+++ INPUT ROWS

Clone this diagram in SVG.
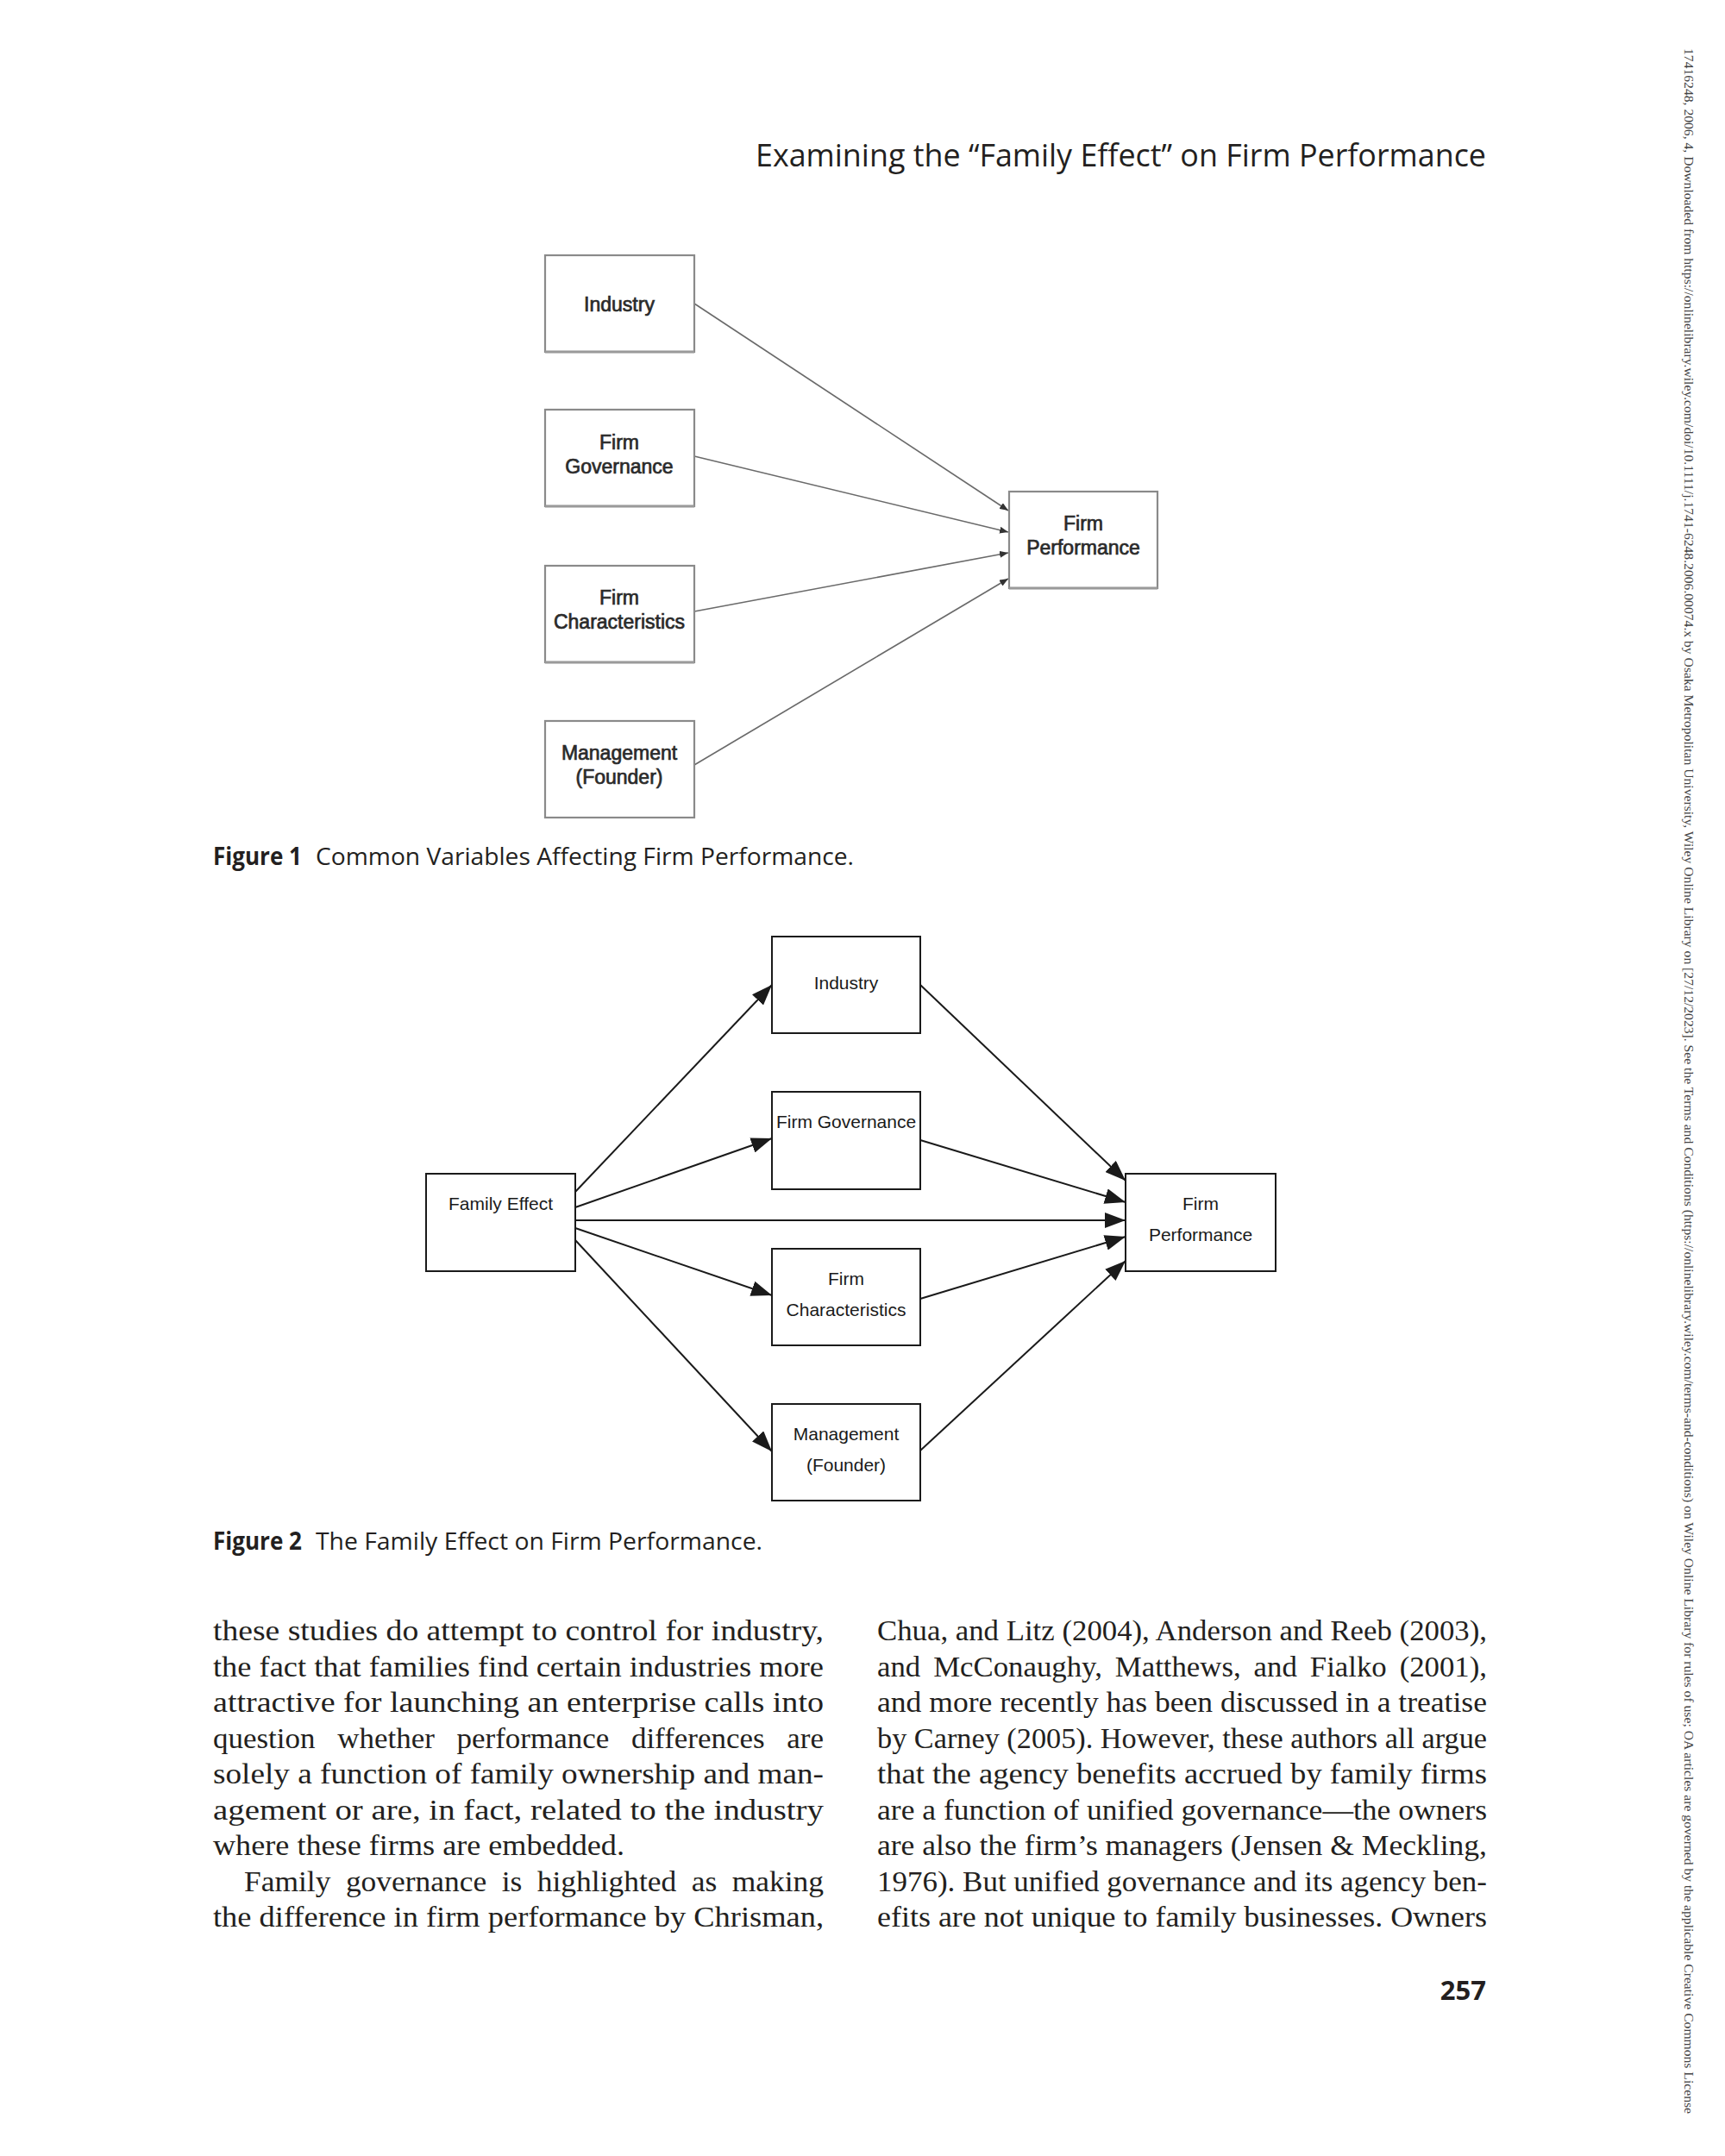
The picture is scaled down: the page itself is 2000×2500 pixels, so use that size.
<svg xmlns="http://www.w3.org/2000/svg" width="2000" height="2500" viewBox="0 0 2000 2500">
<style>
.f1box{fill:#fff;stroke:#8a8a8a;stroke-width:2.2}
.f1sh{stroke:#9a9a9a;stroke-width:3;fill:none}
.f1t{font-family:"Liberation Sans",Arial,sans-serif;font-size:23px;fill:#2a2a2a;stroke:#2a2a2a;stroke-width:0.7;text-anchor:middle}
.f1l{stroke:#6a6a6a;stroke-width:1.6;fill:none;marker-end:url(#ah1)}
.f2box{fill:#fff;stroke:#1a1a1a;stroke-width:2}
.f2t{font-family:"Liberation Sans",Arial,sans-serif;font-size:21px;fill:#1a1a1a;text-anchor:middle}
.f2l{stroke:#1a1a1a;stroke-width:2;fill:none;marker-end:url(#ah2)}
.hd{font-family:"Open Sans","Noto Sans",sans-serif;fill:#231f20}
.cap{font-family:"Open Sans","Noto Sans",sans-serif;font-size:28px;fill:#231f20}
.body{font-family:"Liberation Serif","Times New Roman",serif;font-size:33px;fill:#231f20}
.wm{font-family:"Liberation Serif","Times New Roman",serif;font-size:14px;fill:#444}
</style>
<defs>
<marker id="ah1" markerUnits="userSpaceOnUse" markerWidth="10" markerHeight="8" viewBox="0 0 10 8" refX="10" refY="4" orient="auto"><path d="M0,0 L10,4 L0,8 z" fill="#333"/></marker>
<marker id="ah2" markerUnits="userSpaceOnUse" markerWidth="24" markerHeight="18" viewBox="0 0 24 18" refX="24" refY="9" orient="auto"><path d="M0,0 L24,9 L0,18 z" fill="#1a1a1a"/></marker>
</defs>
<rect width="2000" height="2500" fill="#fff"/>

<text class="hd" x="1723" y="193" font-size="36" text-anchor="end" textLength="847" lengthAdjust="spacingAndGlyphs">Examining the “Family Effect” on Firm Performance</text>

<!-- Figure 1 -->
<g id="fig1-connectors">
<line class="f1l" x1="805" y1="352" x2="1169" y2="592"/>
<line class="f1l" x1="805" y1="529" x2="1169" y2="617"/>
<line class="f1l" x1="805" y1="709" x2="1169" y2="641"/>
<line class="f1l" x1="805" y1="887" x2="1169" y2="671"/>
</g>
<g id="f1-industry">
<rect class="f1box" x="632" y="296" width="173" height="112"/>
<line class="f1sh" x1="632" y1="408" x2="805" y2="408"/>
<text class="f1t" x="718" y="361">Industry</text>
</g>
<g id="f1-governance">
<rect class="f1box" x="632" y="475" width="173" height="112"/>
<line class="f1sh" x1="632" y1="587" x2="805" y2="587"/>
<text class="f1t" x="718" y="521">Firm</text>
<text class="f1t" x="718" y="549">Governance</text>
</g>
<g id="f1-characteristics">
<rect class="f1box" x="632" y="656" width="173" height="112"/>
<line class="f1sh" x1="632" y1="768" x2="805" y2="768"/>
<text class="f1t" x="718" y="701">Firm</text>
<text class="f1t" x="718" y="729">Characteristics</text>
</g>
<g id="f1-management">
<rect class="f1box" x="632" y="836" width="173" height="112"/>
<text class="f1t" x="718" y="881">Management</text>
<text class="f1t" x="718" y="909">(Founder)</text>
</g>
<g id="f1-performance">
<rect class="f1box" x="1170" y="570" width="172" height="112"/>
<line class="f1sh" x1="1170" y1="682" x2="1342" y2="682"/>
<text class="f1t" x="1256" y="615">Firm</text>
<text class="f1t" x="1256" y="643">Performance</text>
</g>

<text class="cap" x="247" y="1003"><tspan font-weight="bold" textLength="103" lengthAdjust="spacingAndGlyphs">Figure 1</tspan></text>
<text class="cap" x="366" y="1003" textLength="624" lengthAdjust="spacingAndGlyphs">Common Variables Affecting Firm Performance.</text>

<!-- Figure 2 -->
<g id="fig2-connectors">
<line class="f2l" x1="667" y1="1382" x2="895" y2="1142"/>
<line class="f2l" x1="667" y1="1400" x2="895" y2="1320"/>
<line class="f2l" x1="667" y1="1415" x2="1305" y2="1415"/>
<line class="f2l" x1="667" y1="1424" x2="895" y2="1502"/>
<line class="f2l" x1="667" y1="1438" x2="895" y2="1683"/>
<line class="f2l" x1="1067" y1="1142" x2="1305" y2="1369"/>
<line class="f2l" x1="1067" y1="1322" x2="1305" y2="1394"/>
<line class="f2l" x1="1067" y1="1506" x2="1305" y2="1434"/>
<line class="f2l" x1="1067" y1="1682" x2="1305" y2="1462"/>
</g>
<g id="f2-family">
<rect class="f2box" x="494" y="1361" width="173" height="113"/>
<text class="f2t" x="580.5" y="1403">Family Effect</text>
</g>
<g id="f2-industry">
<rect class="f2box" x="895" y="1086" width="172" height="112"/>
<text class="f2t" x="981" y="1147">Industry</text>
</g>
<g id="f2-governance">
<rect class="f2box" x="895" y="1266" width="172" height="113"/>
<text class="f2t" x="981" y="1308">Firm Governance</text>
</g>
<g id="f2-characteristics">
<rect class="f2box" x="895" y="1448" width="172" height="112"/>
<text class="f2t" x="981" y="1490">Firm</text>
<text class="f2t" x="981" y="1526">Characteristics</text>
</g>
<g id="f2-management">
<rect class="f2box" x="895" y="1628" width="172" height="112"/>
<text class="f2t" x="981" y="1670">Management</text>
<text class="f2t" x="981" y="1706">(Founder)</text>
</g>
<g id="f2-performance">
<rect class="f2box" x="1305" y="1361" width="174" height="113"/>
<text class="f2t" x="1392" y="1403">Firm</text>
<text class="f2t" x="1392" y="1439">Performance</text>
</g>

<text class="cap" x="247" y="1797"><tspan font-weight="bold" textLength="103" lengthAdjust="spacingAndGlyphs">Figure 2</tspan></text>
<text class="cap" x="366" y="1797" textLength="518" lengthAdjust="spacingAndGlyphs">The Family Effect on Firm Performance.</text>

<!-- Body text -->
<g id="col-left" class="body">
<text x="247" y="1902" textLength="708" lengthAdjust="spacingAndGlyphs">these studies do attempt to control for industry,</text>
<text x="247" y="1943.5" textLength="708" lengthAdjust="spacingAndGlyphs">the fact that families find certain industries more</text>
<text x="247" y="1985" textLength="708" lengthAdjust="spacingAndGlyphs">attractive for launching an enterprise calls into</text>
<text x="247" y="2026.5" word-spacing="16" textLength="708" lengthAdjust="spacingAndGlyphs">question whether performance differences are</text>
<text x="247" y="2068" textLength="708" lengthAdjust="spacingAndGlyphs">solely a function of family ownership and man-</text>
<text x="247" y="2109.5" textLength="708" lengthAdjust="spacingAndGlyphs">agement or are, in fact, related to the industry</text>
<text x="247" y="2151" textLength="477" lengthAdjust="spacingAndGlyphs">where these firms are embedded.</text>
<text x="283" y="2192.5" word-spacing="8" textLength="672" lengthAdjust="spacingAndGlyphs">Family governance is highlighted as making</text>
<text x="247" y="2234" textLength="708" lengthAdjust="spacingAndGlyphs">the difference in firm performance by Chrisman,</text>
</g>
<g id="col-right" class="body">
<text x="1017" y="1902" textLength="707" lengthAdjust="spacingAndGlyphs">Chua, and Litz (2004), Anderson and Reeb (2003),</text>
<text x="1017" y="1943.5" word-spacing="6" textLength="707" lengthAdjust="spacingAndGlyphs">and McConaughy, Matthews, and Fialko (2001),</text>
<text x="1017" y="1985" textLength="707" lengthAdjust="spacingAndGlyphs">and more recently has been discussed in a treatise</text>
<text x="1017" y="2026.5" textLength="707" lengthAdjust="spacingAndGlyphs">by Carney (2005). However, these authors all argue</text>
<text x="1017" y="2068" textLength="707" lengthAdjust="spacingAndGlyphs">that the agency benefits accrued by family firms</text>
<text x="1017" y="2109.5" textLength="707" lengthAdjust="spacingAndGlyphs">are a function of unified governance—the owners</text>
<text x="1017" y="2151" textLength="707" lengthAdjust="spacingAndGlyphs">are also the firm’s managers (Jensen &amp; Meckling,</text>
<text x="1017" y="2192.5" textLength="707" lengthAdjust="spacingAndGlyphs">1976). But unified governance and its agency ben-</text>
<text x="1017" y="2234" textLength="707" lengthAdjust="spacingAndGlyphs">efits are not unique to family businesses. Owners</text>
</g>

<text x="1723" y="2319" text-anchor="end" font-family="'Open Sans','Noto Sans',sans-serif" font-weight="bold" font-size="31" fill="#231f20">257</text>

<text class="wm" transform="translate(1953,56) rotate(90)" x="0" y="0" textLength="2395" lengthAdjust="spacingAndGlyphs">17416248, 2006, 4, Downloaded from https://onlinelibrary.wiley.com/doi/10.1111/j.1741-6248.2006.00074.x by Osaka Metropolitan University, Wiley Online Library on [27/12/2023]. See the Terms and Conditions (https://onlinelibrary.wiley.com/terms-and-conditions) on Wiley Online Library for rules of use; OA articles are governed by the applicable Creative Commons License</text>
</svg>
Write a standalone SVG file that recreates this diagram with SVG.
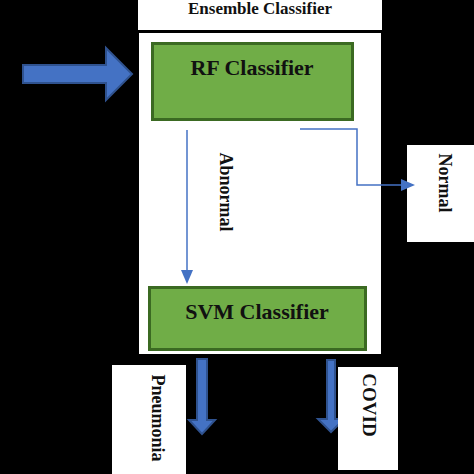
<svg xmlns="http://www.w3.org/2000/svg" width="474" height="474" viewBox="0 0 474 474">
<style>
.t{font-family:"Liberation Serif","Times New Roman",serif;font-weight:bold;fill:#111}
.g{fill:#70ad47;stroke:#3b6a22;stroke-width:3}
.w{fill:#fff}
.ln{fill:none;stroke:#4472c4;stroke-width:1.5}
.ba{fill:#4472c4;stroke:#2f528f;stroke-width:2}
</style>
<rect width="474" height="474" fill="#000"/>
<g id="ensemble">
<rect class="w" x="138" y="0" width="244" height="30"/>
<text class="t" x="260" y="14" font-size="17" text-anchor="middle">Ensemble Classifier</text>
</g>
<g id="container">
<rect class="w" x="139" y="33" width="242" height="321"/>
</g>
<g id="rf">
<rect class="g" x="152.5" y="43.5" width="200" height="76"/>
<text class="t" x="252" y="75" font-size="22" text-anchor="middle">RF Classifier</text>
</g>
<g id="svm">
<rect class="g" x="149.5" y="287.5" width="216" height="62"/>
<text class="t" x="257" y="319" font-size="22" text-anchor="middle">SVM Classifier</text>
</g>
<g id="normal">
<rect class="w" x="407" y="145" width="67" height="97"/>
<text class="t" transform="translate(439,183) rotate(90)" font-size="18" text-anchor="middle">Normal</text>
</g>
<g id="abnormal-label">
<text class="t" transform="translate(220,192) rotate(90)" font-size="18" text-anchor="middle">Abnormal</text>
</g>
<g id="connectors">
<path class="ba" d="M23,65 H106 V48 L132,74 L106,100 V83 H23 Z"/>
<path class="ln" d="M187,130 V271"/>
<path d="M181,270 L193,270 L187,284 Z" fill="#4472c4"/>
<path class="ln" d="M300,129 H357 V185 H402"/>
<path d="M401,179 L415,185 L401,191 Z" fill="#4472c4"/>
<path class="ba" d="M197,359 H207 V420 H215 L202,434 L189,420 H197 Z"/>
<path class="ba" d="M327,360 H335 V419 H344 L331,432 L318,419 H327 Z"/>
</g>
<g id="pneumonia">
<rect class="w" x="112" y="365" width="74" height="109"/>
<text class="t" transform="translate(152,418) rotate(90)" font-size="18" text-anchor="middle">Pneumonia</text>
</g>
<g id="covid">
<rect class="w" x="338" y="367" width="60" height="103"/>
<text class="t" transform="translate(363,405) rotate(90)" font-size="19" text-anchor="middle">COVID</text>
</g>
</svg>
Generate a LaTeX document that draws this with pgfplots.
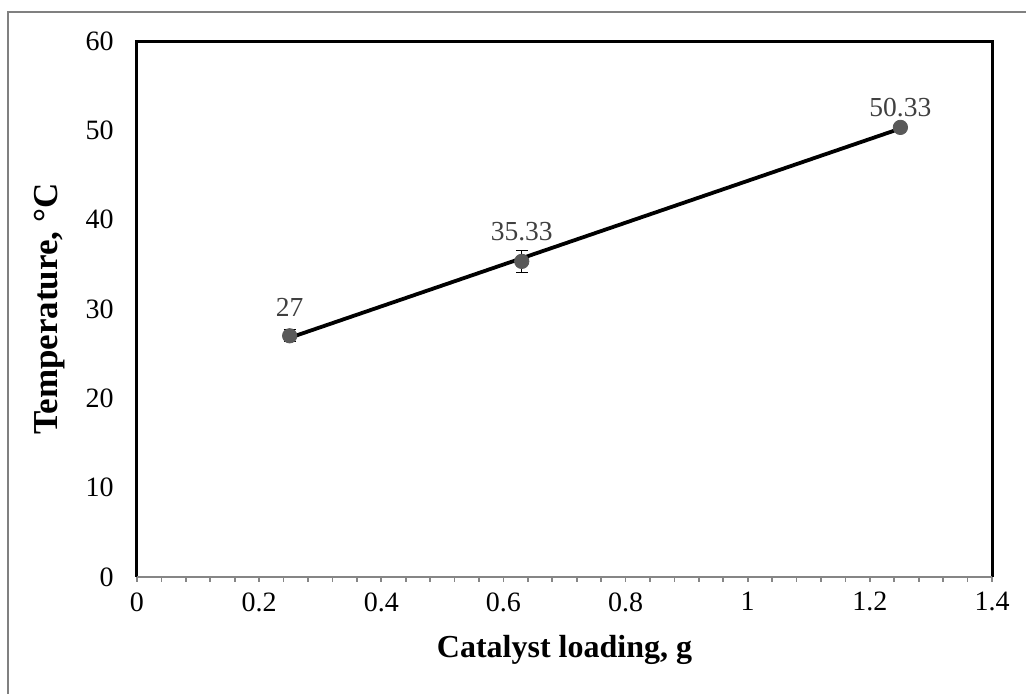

++++++

*DIRECTIVE*
The first line to be transcribed is the one containing "The picture is", and the last is the one containing "on Firm Performance</text>". Transcribe exactly those lines and nothing else.

*TASK SOLUTION*
The picture is scaled down: the page itself is 2000×2500 pixels, so use that size.
<svg xmlns="http://www.w3.org/2000/svg" width="2000" height="2500" viewBox="0 0 2000 2500">
<style>
.f1box{fill:#fff;stroke:#8a8a8a;stroke-width:2.2}
.f1sh{stroke:#9a9a9a;stroke-width:3;fill:none}
.f1t{font-family:"Liberation Sans",Arial,sans-serif;font-size:23px;fill:#2a2a2a;stroke:#2a2a2a;stroke-width:0.7;text-anchor:middle}
.f1l{stroke:#6a6a6a;stroke-width:1.6;fill:none;marker-end:url(#ah1)}
.f2box{fill:#fff;stroke:#1a1a1a;stroke-width:2}
.f2t{font-family:"Liberation Sans",Arial,sans-serif;font-size:21px;fill:#1a1a1a;text-anchor:middle}
.f2l{stroke:#1a1a1a;stroke-width:2;fill:none;marker-end:url(#ah2)}
.hd{font-family:"Open Sans","Noto Sans",sans-serif;fill:#231f20}
.cap{font-family:"Open Sans","Noto Sans",sans-serif;font-size:28px;fill:#231f20}
.body{font-family:"Liberation Serif","Times New Roman",serif;font-size:33px;fill:#231f20}
.wm{font-family:"Liberation Serif","Times New Roman",serif;font-size:14px;fill:#444}
</style>
<defs>
<marker id="ah1" markerUnits="userSpaceOnUse" markerWidth="10" markerHeight="8" viewBox="0 0 10 8" refX="10" refY="4" orient="auto"><path d="M0,0 L10,4 L0,8 z" fill="#333"/></marker>
<marker id="ah2" markerUnits="userSpaceOnUse" markerWidth="24" markerHeight="18" viewBox="0 0 24 18" refX="24" refY="9" orient="auto"><path d="M0,0 L24,9 L0,18 z" fill="#1a1a1a"/></marker>
</defs>
<rect width="2000" height="2500" fill="#fff"/>

<text class="hd" x="1723" y="193" font-size="36" text-anchor="end" textLength="847" lengthAdjust="spacingAndGlyphs">Examining the “Family Effect” on Firm Performance</text>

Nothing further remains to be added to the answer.